G. candidum is a fungus found saprophytically in nature and as a commensal in the mouth, bronchi, lungs, and gastrointestinal and genitourinary tracts. Although rare, it can cause opportunistic infection in immunocompromised individuals such as those with leukemia, renal transplant, and neutropenia. [2],[3] Bronchial geotrichosis is the most common form of presentation followed by skin, gastrointestinal tract, oral, and disseminated infection. [3],[4],[5] UTI is very rarely encountered and to the best of our knowledge, no case has been reported till now in the world literature. In our case, the patient developed UTI following catheterization. Indwelling catheters serve as the nidi for bacterial and fungal growth and act as sources for UTI. Being a commensal in the genitourinary tract, G. candidum must have caused UTI in the particular case because of the debilitating status of the patient. Repeated isolation of G. candidum with characteristic arthropores and hyphae in fresh urine samples, both by direct microscopy and culture, confirmed the diagnosis of geotrichosis. Also, the absence of other urinary tract pathogens added to the confirmation of urinary geotrichosis. G. candidum was considered a significant pathogen for UTI in our case because of repeated isolation with significant colony count and also isolation on all the culture that media inoculated. Also, the patient had clear signs of UTI. Microscopy showed an etiological agent, along with inflammatory cells.
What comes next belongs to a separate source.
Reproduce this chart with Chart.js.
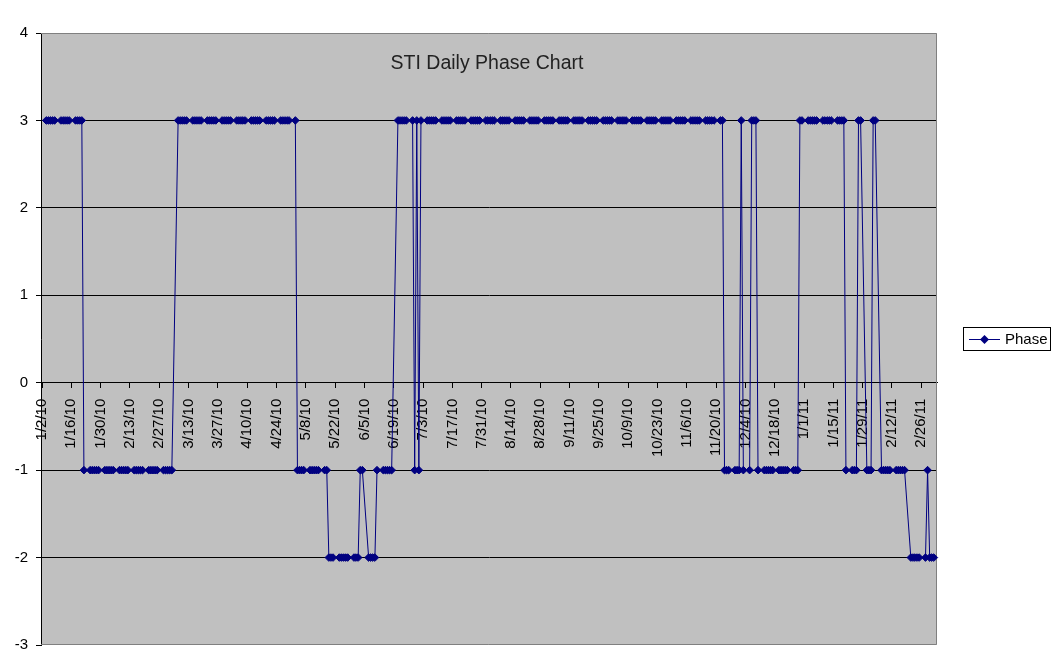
<!DOCTYPE html>
<html>
<head>
<meta charset="utf-8">
<title>STI Daily Phase Chart</title>
<script src="https://cdn.jsdelivr.net/npm/chart.js@4.4.1/dist/chart.umd.min.js"></script>
<style>
  html, body { margin: 0; padding: 0; background: #fff; }
  #wrap { width: 1058px; height: 657px; }
</style>
</head>
<body>
<div id="wrap"><canvas id="phaseChart" width="1058" height="657"></canvas></div>
<script>
// ─── DATA ───
const chartTitle = "STI Daily Phase Chart";
const seriesName = "Phase";

// date axis runs day by day from 1/2/10 to 3/5/11
const axisStart = [2010, 0, 2];
const axisEnd = [2011, 2, 5];

// labelled every two weeks
const xTickLabels = [
    "1/2/10", "1/16/10", "1/30/10", "2/13/10", "2/27/10", "3/13/10", "3/27/10", "4/10/10",
    "4/24/10", "5/8/10", "5/22/10", "6/5/10", "6/19/10", "7/3/10", "7/17/10", "7/31/10",
    "8/14/10", "8/28/10", "9/11/10", "9/25/10", "10/9/10", "10/23/10", "11/6/10", "11/20/10",
    "12/4/10", "12/18/10", "1/1/11", "1/15/11", "1/29/11", "2/12/11", "2/26/11"
];
const yTicks = [-3, -2, -1, 0, 1, 2, 3, 4];

// trading weeks (Monday), one row of Mon..Fri phases per week
const weekStarts = [
    "1/4/10", "1/11/10", "1/18/10", "1/25/10", "2/1/10", "2/8/10", "2/15/10", "2/22/10",
    "3/1/10", "3/8/10", "3/15/10", "3/22/10", "3/29/10", "4/5/10", "4/12/10", "4/19/10",
    "4/26/10", "5/3/10", "5/10/10", "5/17/10", "5/24/10", "5/31/10", "6/7/10", "6/14/10",
    "6/21/10", "6/28/10", "7/5/10", "7/12/10", "7/19/10", "7/26/10", "8/2/10", "8/9/10",
    "8/16/10", "8/23/10", "8/30/10", "9/6/10", "9/13/10", "9/20/10", "9/27/10", "10/4/10",
    "10/11/10", "10/18/10", "10/25/10", "11/1/10", "11/8/10", "11/15/10", "11/22/10", "11/29/10",
    "12/6/10", "12/13/10", "12/20/10", "12/27/10", "1/3/11", "1/10/11", "1/17/11", "1/24/11",
    "1/31/11", "2/7/11", "2/14/11", "2/21/11", "2/28/11"
];
const phaseWeeks = [
    [3, 3, 3, 3, 3], [3, 3, 3, 3, 3], [3, 3, 3, 3, -1], [-1, -1, -1, -1, -1],
    [-1, -1, -1, -1, -1], [-1, -1, -1, -1, -1], [-1, -1, -1, -1, -1], [-1, -1, -1, -1, -1],
    [-1, -1, -1, -1, -1], [3, 3, 3, 3, 3], [3, 3, 3, 3, 3], [3, 3, 3, 3, 3],
    [3, 3, 3, 3, 3], [3, 3, 3, 3, 3], [3, 3, 3, 3, 3], [3, 3, 3, 3, 3],
    [3, 3, 3, 3, 3], [3, -1, -1, -1, -1], [-1, -1, -1, -1, -1], [-1, -1, -2, -2, -2],
    [-2, -2, -2, -2, -2], [-2, -2, -2, -1, -1], [-2, -2, -2, -2, -1], [-1, -1, -1, -1, -1],
    [3, 3, 3, 3, 3], [3, -1, 3, -1, 3], [3, 3, 3, 3, 3], [3, 3, 3, 3, 3],
    [3, 3, 3, 3, 3], [3, 3, 3, 3, 3], [3, 3, 3, 3, 3], [3, 3, 3, 3, 3],
    [3, 3, 3, 3, 3], [3, 3, 3, 3, 3], [3, 3, 3, 3, 3], [3, 3, 3, 3, 3],
    [3, 3, 3, 3, 3], [3, 3, 3, 3, 3], [3, 3, 3, 3, 3], [3, 3, 3, 3, 3],
    [3, 3, 3, 3, 3], [3, 3, 3, 3, 3], [3, 3, 3, 3, 3], [3, 3, 3, 3, 3],
    [3, 3, 3, 3, 3], [3, 3, 3, 3, 3], [3, 3, -1, -1, -1], [-1, -1, -1, 3, -1],
    [-1, 3, 3, 3, -1], [-1, -1, -1, -1, -1], [-1, -1, -1, -1, -1], [-1, -1, -1, 3, 3],
    [3, 3, 3, 3, 3], [3, 3, 3, 3, 3], [3, 3, 3, 3, -1], [-1, -1, -1, 3, 3],
    [-1, -1, -1, 3, 3], [-1, -1, -1, -1, -1], [-1, -1, -1, -1, -1], [-2, -2, -2, -2, -2],
    [-2, -1, -2, -2, -2]
];

// ─── BUILD ───
function fmtDate(d) {
    return (d.getMonth() + 1) + "/" + d.getDate() + "/" + String(d.getFullYear()).slice(2);
}

const days = [];
for (let d = new Date(...axisStart); d <= new Date(...axisEnd); d.setDate(d.getDate() + 1)) {
    days.push(fmtDate(d));
}

const phasePoints = [];
weekStarts.forEach((monday, w) => {
    const start = days.indexOf(monday);
    phaseWeeks[w].forEach((v, i) => {
        if (v !== null) phasePoints.push({ x: days[start + i], y: v });
    });
});

const FONT = '"Liberation Sans", Arial, sans-serif';
const NAVY = "#000080";

// gray plot area, border, title and boxed legend (Excel look)
const excelFrame = {
    id: "excelFrame",
    beforeDraw(chart) {
        const { ctx, chartArea: a } = chart;
        ctx.save();
        ctx.fillStyle = "#fff";
        ctx.fillRect(0, 0, chart.width, chart.height);
        ctx.fillStyle = "#C0C0C0";
        ctx.fillRect(a.left, a.top, a.right - a.left, a.bottom - a.top);
        ctx.restore();
    },
    beforeDatasetsDraw(chart) {
        const { ctx, chartArea: a } = chart;
        ctx.save();
        ctx.strokeStyle = "#808080";
        ctx.lineWidth = 1;
        ctx.beginPath();
        ctx.moveTo(a.left, a.top + 0.5);
        ctx.lineTo(a.right - 0.5, a.top + 0.5);
        ctx.lineTo(a.right - 0.5, a.bottom - 0.5);
        ctx.lineTo(a.left, a.bottom - 0.5);
        ctx.stroke();

        ctx.fillStyle = "#222";
        ctx.font = "19.5px " + FONT;
        ctx.textAlign = "center";
        ctx.textBaseline = "middle";
        ctx.fillText(chartTitle, (a.left + a.right) / 2 - 2, 63.5);
        ctx.restore();
    },
    afterDraw(chart) {
        const { ctx } = chart;
        ctx.save();
        ctx.strokeStyle = "#000";
        ctx.lineWidth = 1;
        ctx.strokeRect(963.5, 327.5, 87, 23);
        ctx.strokeStyle = NAVY;
        ctx.beginPath();
        ctx.moveTo(969, 339.5);
        ctx.lineTo(1000, 339.5);
        ctx.stroke();
        ctx.fillStyle = NAVY;
        ctx.beginPath();
        ctx.moveTo(984.5, 335);
        ctx.lineTo(989, 339.5);
        ctx.lineTo(984.5, 344);
        ctx.lineTo(980, 339.5);
        ctx.closePath();
        ctx.fill();
        ctx.fillStyle = "#000";
        ctx.font = "15px " + FONT;
        ctx.textAlign = "left";
        ctx.textBaseline = "middle";
        ctx.fillText(seriesName, 1005, 340);
        ctx.restore();
    }
};

new Chart(document.getElementById("phaseChart"), {
    type: "line",
    data: {
        labels: days,
        datasets: [{
            label: seriesName,
            data: phasePoints,
            borderColor: NAVY,
            backgroundColor: NAVY,
            borderWidth: 1,
            tension: 0,
            pointStyle: "rectRot",
            pointRadius: 3.8,
            pointBorderWidth: 1,
            pointBackgroundColor: NAVY,
            pointBorderColor: NAVY
        }]
    },
    options: {
        responsive: false,
        animation: false,
        layout: { padding: { left: 0, top: 33, right: 121, bottom: 12 } },
        plugins: {
            legend: { display: false },
            title: { display: false },
            tooltip: { enabled: false }
        },
        scales: {
            x: {
                type: "category",
                position: { y: 0 },
                offset: true,
                grid: { offset: false, drawOnChartArea: false, drawTicks: true, tickLength: 5, color: "#000" },
                border: { display: true, color: "#000" },
                ticks: {
                    autoSkip: false,
                    minRotation: 90,
                    maxRotation: 90,
                    padding: 11,
                    color: "#000",
                    font: { family: FONT, size: 15 }
                },
                afterBuildTicks: s => {
                    s.ticks = s.ticks.filter(t => xTickLabels.includes(days[t.value]));
                },
                afterFit: s => {
                    s.paddingLeft = 0; s.paddingRight = 0;
                    s.paddingTop = 0; s.paddingBottom = 0;
                    s.height = 0;
                }
            },
            y: {
                min: yTicks[0],
                max: yTicks[yTicks.length - 1],
                ticks: { stepSize: 1, padding: 8, color: "#000", font: { family: FONT, size: 15 } },
                grid: {
                    color: c => (c.tick && (c.tick.value === yTicks[0] || c.tick.value === yTicks[yTicks.length - 1])) ? "rgba(0,0,0,0)" : "#000",
                    tickColor: "#000",
                    tickLength: 5
                },
                border: { color: "#000" },
                afterFit: s => { s.width = 41; s.paddingTop = 0; s.paddingBottom = 0; }
            }
        }
    },
    plugins: [excelFrame]
});
</script>
</body>
</html>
G. candidum infection rate is underreported since it can be misidentified histopathologically as Candida spp., Aspergillus spp., or Trichosporon spp. [3] This possibility of misidentification illustrates the importance of obtaining fungal cultures in addition to histopathological studies. Better awareness of its pathogenicity could delineate its true incidence, patterns of clinical disease, and response to therapy.

References

1Rippon JW. Medical Mycology: The Pathogenic Fungi and the Pathogenic Actinomycetes. 3 rd ed. Philadelphia: WB Saunders; 1988. p. 714-8.
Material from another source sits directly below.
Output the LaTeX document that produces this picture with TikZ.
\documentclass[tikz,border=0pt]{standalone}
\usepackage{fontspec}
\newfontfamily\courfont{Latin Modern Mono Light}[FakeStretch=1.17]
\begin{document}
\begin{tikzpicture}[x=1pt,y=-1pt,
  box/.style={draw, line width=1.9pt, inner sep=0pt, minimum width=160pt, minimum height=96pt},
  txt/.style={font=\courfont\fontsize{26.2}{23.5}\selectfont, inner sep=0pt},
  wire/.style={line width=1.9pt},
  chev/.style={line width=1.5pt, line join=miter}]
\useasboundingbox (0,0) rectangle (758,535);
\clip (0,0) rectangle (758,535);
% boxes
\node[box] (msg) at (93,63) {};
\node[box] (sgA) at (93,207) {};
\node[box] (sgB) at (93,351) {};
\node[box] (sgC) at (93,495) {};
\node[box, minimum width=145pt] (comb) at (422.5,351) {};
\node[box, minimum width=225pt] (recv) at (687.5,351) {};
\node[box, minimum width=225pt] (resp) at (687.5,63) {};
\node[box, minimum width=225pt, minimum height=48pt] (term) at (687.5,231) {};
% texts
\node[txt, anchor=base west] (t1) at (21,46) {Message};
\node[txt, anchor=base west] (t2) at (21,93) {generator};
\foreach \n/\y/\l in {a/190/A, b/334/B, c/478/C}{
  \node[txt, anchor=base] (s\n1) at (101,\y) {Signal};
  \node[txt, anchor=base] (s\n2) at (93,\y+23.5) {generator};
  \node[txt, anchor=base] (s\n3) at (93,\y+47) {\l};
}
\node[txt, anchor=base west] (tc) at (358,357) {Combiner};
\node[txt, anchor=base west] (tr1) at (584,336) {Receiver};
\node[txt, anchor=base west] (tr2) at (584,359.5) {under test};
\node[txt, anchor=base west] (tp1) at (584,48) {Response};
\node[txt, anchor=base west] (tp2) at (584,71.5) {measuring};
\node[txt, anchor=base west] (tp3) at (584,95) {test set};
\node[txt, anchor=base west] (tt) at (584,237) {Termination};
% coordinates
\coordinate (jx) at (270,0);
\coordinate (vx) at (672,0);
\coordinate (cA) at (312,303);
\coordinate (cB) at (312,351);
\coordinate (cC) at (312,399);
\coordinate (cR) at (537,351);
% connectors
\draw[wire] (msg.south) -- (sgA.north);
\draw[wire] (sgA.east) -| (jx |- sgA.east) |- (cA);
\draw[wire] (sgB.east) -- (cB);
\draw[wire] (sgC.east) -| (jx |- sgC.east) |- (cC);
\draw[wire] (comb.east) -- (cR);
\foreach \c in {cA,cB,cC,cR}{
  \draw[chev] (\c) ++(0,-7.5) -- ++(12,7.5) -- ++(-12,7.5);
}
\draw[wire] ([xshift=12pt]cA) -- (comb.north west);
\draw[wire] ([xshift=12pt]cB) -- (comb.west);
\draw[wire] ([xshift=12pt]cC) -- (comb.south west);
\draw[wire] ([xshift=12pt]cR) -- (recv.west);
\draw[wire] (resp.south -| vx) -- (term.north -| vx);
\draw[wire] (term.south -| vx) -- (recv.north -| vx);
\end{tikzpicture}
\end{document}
2Varghese S, Ravichandran P. Geotrichum candidum infection in a renal transplant recipient. Indian J Nephrol 2003;13:72-4.
3Kassamali H, Anaissie E, Ro J, Rolston K, Kantarjian H, Fainstein V, et al. Disseminated Geotrichum candidum infection. J Clin Microbiol 1987;25:1782-3.
4Ramani R, Rao PV, Kumari GR, Shivananda PG. Pulmonary geotrichosis. Postgrad Med J 1992;68:150.
5Bonifaz A, Vázquez-González D, Macías B, Paredes-Farrera F, Hernández MA, Araiza J, et al. Oral geotrichosis: Report of 12 cases. J Oral Sci 2010;52:477-83.